I have to second jn92’s suggestion. I installed SQLabs’ for my breezy 11 mile gravel/tarmac commute to the trails and I sense there are cheap watts gained that’s in-line with the company’s claims (“up to 14 watts”). Your chest and arms act less like a sail. Nothing scientific in my experience, but a secondary benefit is comfort. They’re a helpful change in hand/arm/body position.
I’ve got grips and remote blip AXS shifters installed on my bars near the stem for an alternate hand position. Hands center and elbows tucked in is noticeably more aero than hands out wide. Narrow = aero. I think it was specialized who did some wind tunnel testing of different hand positions on the MTB and I believe hands near stem tested better than hands on fork crown. And it feels pretty stable for me, I do most of my MTB road training in that position.
I grew up racing a set of HED Cross Country wheels, and have seen photos of a HED tri spoke fat bike wheel… Deep MTB wheels aren’t new, just died out for a while.
I remember seeing HED deep wheels on a Yeti dh6 or dh9 (the old Lawwill frame) back in the 90s in a mbuk article.
Doubt it was for aero stuff, just for looking cool.
@firemunki Man, that’s cool.
I was talking with Andy T at HED about the old MTB wheels and he told me a story about a set he laced and sent to MTB Action magazine. On the rim bed he wrote “Ride me hard baby,” and much to his chagrin, that was the main photo of the wheels they printed in the article.

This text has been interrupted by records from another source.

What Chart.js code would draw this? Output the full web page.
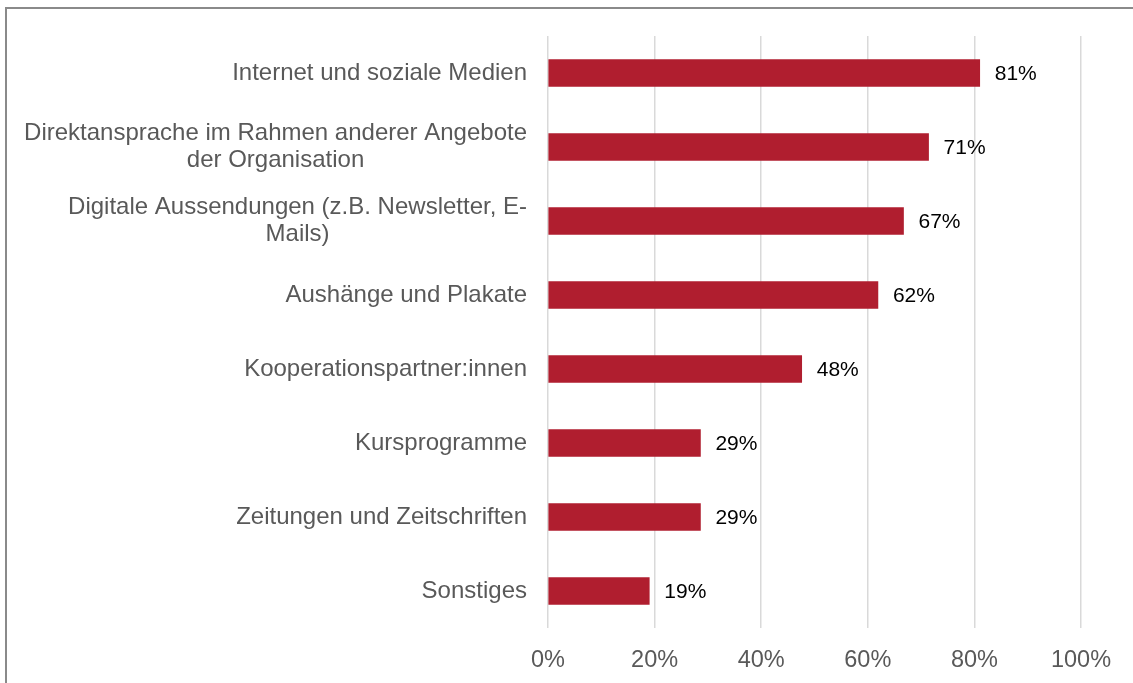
<!DOCTYPE html>
<html>
<head>
<meta charset="utf-8">
<script src="https://cdn.jsdelivr.net/npm/chart.js@4/dist/chart.umd.min.js"></script>
<style>
  html, body { margin: 0; padding: 0; background: #fff; overflow: hidden; }
  .frame {
    position: absolute; left: 5px; top: 7px;
    width: 2000px; height: 2000px;
    border: 2px solid #8a8a8a;
  }
  .chart-container { position: absolute; left: 0; top: 0; width: 1133px; height: 683px; }
</style>
</head>
<body>
<div class="frame"></div>
<div class="chart-container">
  <canvas id="chart" width="1133" height="683"></canvas>
</div>
<script>
const categories = [
  'Internet und soziale Medien',
  ['Direktansprache im Rahmen anderer Angebote', 'der Organisation'],
  ['Digitale Aussendungen (z.B. Newsletter, E-', 'Mails)'],
  'Aushänge und Plakate',
  'Kooperationspartner:innen',
  'Kursprogramme',
  'Zeitungen und Zeitschriften',
  'Sonstiges'
];
const shares = [81.0, 71.4, 66.7, 61.9, 47.6, 28.6, 28.6, 19.0];
const xTicks = [0, 20, 40, 60, 80, 100];

const fontFamily = '"Liberation Sans", Arial, sans-serif';
const labelColor = '#595959';
const barColor = '#B01E2F';

// Category labels: right-aligned block, lines centered inside it (like Excel)
const categoryLabels = {
  id: 'categoryLabels',
  afterDraw(chart) {
    const ctx = chart.ctx;
    const yScale = chart.scales.y;
    const right = 527;
    const lineHeight = 26.5;
    ctx.save();
    ctx.font = '24px ' + fontFamily;
    ctx.fillStyle = labelColor;
    ctx.textAlign = 'center';
    ctx.textBaseline = 'middle';
    categories.forEach((label, i) => {
      const lines = Array.isArray(label) ? label : [label];
      const maxW = Math.max(...lines.map(l => ctx.measureText(l).width));
      const cx = right - maxW / 2;
      const y = yScale.getPixelForValue(i);
      lines.forEach((line, j) => {
        ctx.fillText(line, cx, y + (j - (lines.length - 1) / 2) * lineHeight);
      });
    });
    ctx.restore();
  }
};

// Value labels right of each bar
const valueLabels = {
  id: 'valueLabels',
  afterDatasetsDraw(chart) {
    const ctx = chart.ctx;
    const meta = chart.getDatasetMeta(0);
    ctx.save();
    ctx.font = '21px ' + fontFamily;
    ctx.fillStyle = '#000000';
    ctx.textAlign = 'left';
    ctx.textBaseline = 'middle';
    meta.data.forEach((bar, i) => {
      ctx.fillText(Math.round(shares[i]) + '%', bar.x + 15, bar.y + 1);
    });
    ctx.restore();
  }
};

const ctx = document.getElementById('chart').getContext('2d');
new Chart(ctx, {
  type: 'bar',
  data: {
    labels: categories,
    datasets: [{
      data: shares,
      backgroundColor: barColor,
      borderWidth: 0,
      barThickness: 27
    }]
  },
  options: {
    indexAxis: 'y',
    responsive: false,
    animation: false,
    layout: { padding: { left: 0, right: 52, top: 36, bottom: 0 } },
    plugins: {
      legend: { display: false },
      tooltip: { enabled: false }
    },
    scales: {
      x: {
        min: 0,
        max: 100,
        afterBuildTicks(scale) {
          scale.ticks = xTicks.map(v => ({ value: v }));
        },
        afterFit(scale) { scale.height = 55; },
        grid: { color: '#d9d9d9', lineWidth: 1.5, drawTicks: false },
        border: { display: false },
        ticks: {
          color: labelColor,
          font: { family: fontFamily, size: 23.5 },
          padding: 18,
          callback: v => v + '%'
        }
      },
      y: {
        afterFit(scale) { scale.width = 548; },
        grid: { display: false },
        border: { display: false },
        ticks: { display: false }
      }
    }
  },
  plugins: [categoryLabels, valueLabels]
});
</script>
</body>
</html>
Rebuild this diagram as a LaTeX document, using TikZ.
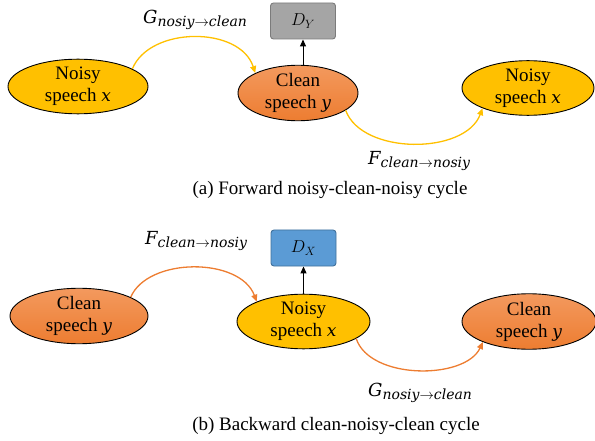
\documentclass[tikz,border=0pt]{standalone}
\usepackage{fontspec}
\setmainfont{Liberation Serif}
\newfontfamily\labfont{DejaVu Serif}
\usetikzlibrary{shapes.geometric,arrows.meta}
\definecolor{cyellow}{HTML}{FFC000}
\definecolor{corange}{HTML}{ED7D31}
\definecolor{corangetop}{HTML}{F3995E}
\definecolor{boxgray}{HTML}{A5A5A5}
\definecolor{boxgrayline}{HTML}{7B7B7B}
\definecolor{boxblue}{HTML}{5B9BD5}
\definecolor{boxblueline}{HTML}{41719C}
\newcommand{\genlabel}[3]{{\labfont\itshape\fontsize{18}{20}\selectfont #1\raisebox{-3pt}{\fontsize{14}{14}\selectfont #2$\rightarrow$#3}}}
\newcommand{\var}[1]{{\labfont\itshape\fontsize{17}{20}\selectfont #1}}
\tikzset{
  ell/.style={ellipse, draw=black, line width=0.9pt, inner sep=0pt, align=center,
    font=\fontsize{19}{22}\selectfont},
  noisyell/.style={ell, fill=cyellow},
  cleanell/.style={ell, top color=corangetop, bottom color=corange},
  disc/.style={draw, line width=0.9pt, rounded corners=3pt, minimum width=65pt,
    minimum height=36pt, inner sep=0pt, font=\fontsize{18}{20}\selectfont},
  lab/.style={inner sep=0pt, anchor=base west},
  captext/.style={inner sep=0pt, anchor=base, font=\fontsize{19}{22}\selectfont},
  ycurve/.style={draw=cyellow, line width=1.3pt, -{Triangle[length=7pt,width=6pt]}},
  ocurve/.style={draw=corange, line width=1.3pt, -{Triangle[length=7pt,width=6pt]}},
  uparrow/.style={draw=black, line width=1pt, -{Triangle[length=7pt,width=6pt]}}
}
\begin{document}
\begin{tikzpicture}[x=1pt,y=-1pt]
\useasboundingbox (0,0) rectangle (595,441);
% ---- top row
\node[noisyell, minimum width=140pt, minimum height=47pt] (e1) at (78,86.5) {Noisy\\speech \var{x}};
\node[cleanell, minimum width=120pt, minimum height=48pt] (e2) at (298,93) {Clean\\speech \var{y}};
\node[noisyell, minimum width=132pt, minimum height=48pt] (e3) at (528,88) {Noisy\\speech \var{x}};
\node[disc, draw=boxgrayline, fill=boxgray] (dy) at (303,21) {$D_Y$};
\draw[uparrow] (dy.south |- e2.north) -- (dy.south);
\draw[ycurve] (e1.18) .. controls (150,26) and (240,26) .. (e2.155);
\draw[ycurve] (e2.-20) .. controls (362,155) and (465,155) .. (e3.204);
\node[lab] (lg1) at (143,24) {\genlabel{G}{nosiy}{clean}};
\node[lab] (lf1) at (368,165) {\genlabel{F}{clean}{nosiy}};
\node[captext] (capa) at (330,195) {(a) Forward noisy-clean-noisy cycle};
% ---- bottom row
\node[cleanell, minimum width=138pt, minimum height=48pt] (e4) at (79,316) {Clean\\speech \var{y}};
\node[noisyell, minimum width=133pt, minimum height=47pt] (e5) at (303.5,321.5) {Noisy\\speech \var{x}};
\node[cleanell, minimum width=134pt, minimum height=47pt] (e6) at (529,321.5) {Clean\\speech \var{y}};
\node[disc, draw=boxblueline, fill=boxblue] (dx) at (303.5,248) {$D_X$};
\draw[uparrow] (dx.south |- e5.north) -- (dx.south);
\draw[ocurve] (e4.20) .. controls (148,257) and (240,257) .. (e5.157);
\draw[ocurve] (e5.-18) .. controls (370,380) and (465,380) .. (e6.204);
\node[lab] (lf2) at (145,244) {\genlabel{F}{clean}{nosiy}};
\node[lab] (lg2) at (368,396) {\genlabel{G}{nosiy}{clean}};
\node[captext] (capb) at (336,430) {(b) Backward clean-noisy-clean cycle};
\end{tikzpicture}
\end{document}
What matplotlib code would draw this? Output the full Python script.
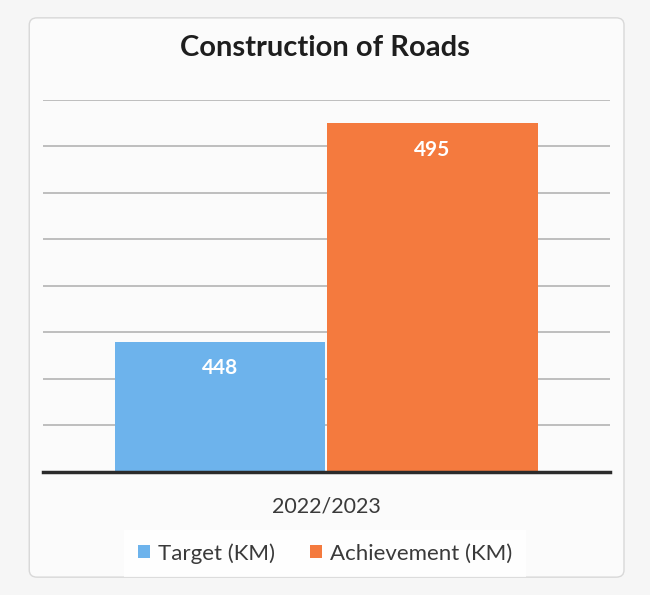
import matplotlib.pyplot as plt
from matplotlib.patches import FancyBboxPatch

plt.rcParams['font.family'] = ['Lato', 'DejaVu Sans']

# data
category = "2022/2023"
series = ["Target (KM)", "Achievement (KM)"]
values = [448, 495]
colors = ["#6db3ec", "#f47a3e"]

fig = plt.figure(figsize=(6.5, 5.95), dpi=100)
fig.patch.set_facecolor("#f6f6f6")

# chart box (behind the axes)
box = FancyBboxPatch((0.045, 0.03), 0.915, 0.94, boxstyle="round,pad=0,rounding_size=0.012",
                     transform=fig.transFigure, facecolor="#fbfbfb", edgecolor="#d8d8d8",
                     lw=1, zorder=-5)
fig.patches.append(box)

ax = fig.add_axes([0.066, 0.207, 0.872, 0.625])
ax.set_facecolor("none")

width = 0.375
offsets = [-width / 2, width / 2]
for off, v, c, name in zip(offsets, values, colors, series):
    ax.bar(off, v, width=width * 0.99, color=c, label=name, zorder=2)
    ax.text(off, v - 3.6, str(v), ha="center", va="top", color="white",
            fontsize=15, fontweight="bold", zorder=3)

ax.set_xlim(-0.5, 0.5)
ax.set_ylim(420, 500)
ax.set_yticks(range(430, 501, 10))
ax.yaxis.grid(True, color="#b4b4b4", lw=1.2)
ax.set_axisbelow(True)
ax.tick_params(left=False, labelleft=False, bottom=False)
ax.set_xticks([0])
ax.set_xticklabels([category], fontsize=15.5, color="#3a3a3a")
ax.tick_params(axis="x", pad=14)
for s in ["top", "right", "left"]:
    ax.spines[s].set_visible(False)
ax.spines["bottom"].set_color("#2b2b2b")
ax.spines["bottom"].set_linewidth(2.5)

fig.text(0.5, 0.92, "Construction of Roads", ha="center", va="center",
         fontsize=21, fontweight="bold", color="#1e1e1e")

leg = fig.legend(loc="center", bbox_to_anchor=(0.5, 0.07), ncol=2, frameon=True,
                 fontsize=16, handlelength=0.55, handleheight=0.55, handletextpad=0.35,
                 columnspacing=1.6, labelcolor="#3a3a3a")
leg.get_frame().set_facecolor("#ffffff")
leg.get_frame().set_edgecolor("none")
leg.get_frame().set_boxstyle("square", pad=0.2)

fig.savefig("out.png", dpi=100, facecolor=fig.get_facecolor())
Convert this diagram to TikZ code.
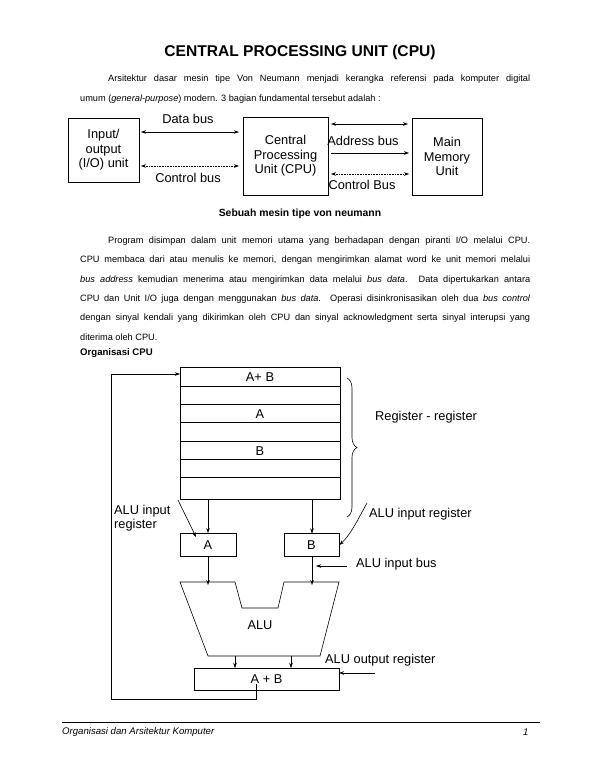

Do you remember what year? I may or may not have some back issues of MBA…
what about a bolt on disk? my understanding is they do improve aero and would allow you to keep your current wheel so a lot easier to test.
They would probably need to figure out a better mounting approach, the cover I’ve used for TT’s would probably shake loose on rough terrain. And I’m not sure anyone wants to run full disk (at least not on front).
I already get some looks doing test laps at my local trails, this is going to make me legendary lol! ![]()
I have some 55mm deep gravel wheels that are 12x100 and 12x142. I wonder if I could reliably adapt those for some test runs…
Why not, though? I mean, it’s a mountain bike. Not like cross winds are a big problem when you have a 2.1-inch tire planted on the ground. I think this is where wide tires can make up for arrow. Simply run a deeper rim. It will not blow you around as much because you have more contact with the ground.
Somewhere around ‘95 +/- a year. At the time my BMX team was also sponsored by them, but they did not make mini size wheels for a kid like me.
It’s going to depend on the nature of the course, but MTB tires aren’t a blank check for stability in heavy winds. I’ve done marathon MTB races with wide open fire road descents in heavy winds there were scary as hell even with shallow rims. And I’ve run 2.2 and 2.4 tires on my gravel bike with zipp 303’s and 303 xplr rims and they are certainly not immune to heavy winds. In my experience, heavy winds have more effect in these off road situations compared to road riding. A mtb tire catches a lot more wind than a tiny road tire. All that said, I wouldn’t shy away from deeper rims (road or off road) due to wind unless wind conditions were really extreme. But I’m also pushing 75kg’s, so not getting thrown around as much as a smaller rider.